I have two conflicting images of my father which I carry around inside and which are only now beginning to merge and meld into the patterns of muscle and indignation that I recognize as him. On the one hand, I see him climbing everything from the sides of buildings to trees and from mountains to railroad cars. In this image, he is always smiling and laughing and teaching. He likes to teach even though he doesn’t know it. On the other hand, I see and feel this emotional vaccuousity that stands like a shadow that we are always running from. In this image, he is withdrawn and unstable.

The shadow chases him but it also lives inside of him. He has done so many hurtful things trying to get free from this shadow. It is only now that I am in my twenties that I am beginning to really understand that these two men are one and the same. When I was younger, I knew them both to be the man that is indeed my father…but I really only called one my dad and I tried my best to forget and elude the other. That and I tried often to console and heal and force the one to become the other.

Much of my young life was spent trying to stay one step ahead of the shadow and its effects on my family. It was then that I learned that I am no healer. Much to my surprise, I am learning to love that shadow because it is as much my father as the Spiderman-come-to-life chimpanzee of a man who was so much fun. And I am learning to love them equally because I can see that my father’s own struggle against the shadow, the pain, the seeming manic emptiness, and the guilt and shame will end in total defeat and the loss of the spiderman I have always loved if he does not learn how to love and accept the darkness that lives in him. Some of us learn to love the darkness quite early on, others much later, and some never at all. I am where I am because of wonderful people who have loved my darkness and my light all mixed together without trying to separate them or even make them make sense. And so, as I grow up, I try to love the darker parts of a man that has so much power to hurt me…and doesn’t know it.

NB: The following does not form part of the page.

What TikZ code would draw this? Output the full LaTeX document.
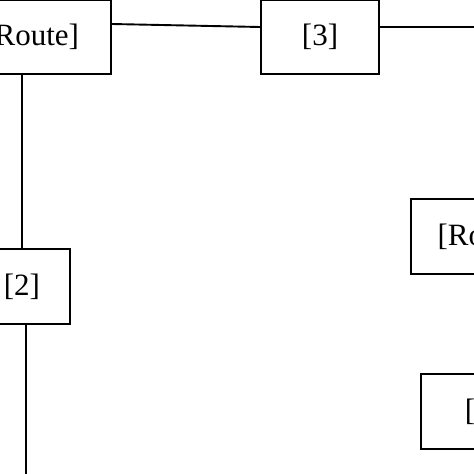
\documentclass[tikz,border=0pt]{standalone}
\usepackage{fontspec}
\setmainfont{Liberation Serif}
\begin{document}
\begin{tikzpicture}[x=1pt,y=-1pt,
  box/.style={draw, line width=1.9pt, font=\fontsize{31}{34}\selectfont, inner sep=0pt},
  link/.style={line width=1.9pt}]
\useasboundingbox (0,0) rectangle (474,474);
\clip (0,0) rectangle (474,474);
\node[box, minimum width=159pt, minimum height=73.5pt] (route) at (31.6,37.25) {[Route]};
\node[box, minimum width=118pt, minimum height=73.5pt] (n3) at (320,37.25) {[3]};
\node[box, minimum width=96pt, minimum height=75pt] (n2) at (22,286.5) {[2]};
\node[box, minimum width=148pt, minimum height=75pt] (routeR) at (485,236.5) {[Route]};
\node[box, minimum width=124pt, minimum height=75pt] (n1) at (483,411.5) {[1]};
\coordinate (e1) at (480,27);
\coordinate (e2) at (26,480);
\draw[link] ([yshift=13.25pt]route.east) -- ([yshift=10.25pt]n3.west);
\draw[link] ([yshift=10.25pt]n3.east) -- (e1);
\draw[link] ([xshift=-9.6pt]route.south) -- (n2.north);
\draw[link] ([xshift=4pt]n2.south) -- (e2);
\end{tikzpicture}
\end{document}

It is a strange thing to know that the father that you love, the dad that you idolized as a 6 year old, never wanted you. It is especially strange to hold that truth beside the years of growing up that you enjoyed. He was so good at pretending for so long. But now, you realize, this was more because he was trying not to be his father. He never tried to be your father though. He was and always will be just a man running from the shadow of his father and all of the trauma that lived in that shadow.

Not wanted is different from not being loved though. That may seem illogical, impossible, or conflicting. Such has been much of my life. I think that is what makes this so hard for my mind to wrap around. I am 23 years old and for 23 years my father has not wanted me. He did not want to be a father like his father. He did not want to be a father. And I am the oldest of three daughters that force him to be a father. I was the first. I was the one who changed him into a father. He has loved me both fiercely and feebly in seasons since; but never wanted me. Never wanted to be the man I force him to be.

He thought he would just stick it out until I was 18. As it turns out, I will be his daughter for the rest of my life…and he my father. I think he resents me for this. He imagines that I will not release him or let him go as if fatherhood is a prison sentence that I execute with injustice in my eyes. As if I have a choice at all who my father is. As if I chose to exist. He has tried to make me angry. He has hurt me on purpose trying to make me run. He has chased me with hard truths with the hope that I will not want him. All of this, he has admitted to.  Often, I do not know why I hold on. I do not hope for change. I do not believe he will ever want me. I think I hope for understanding to come and maybe a little bit of healing with it. I think I am waiting for him to believe that he is both wanted and loved.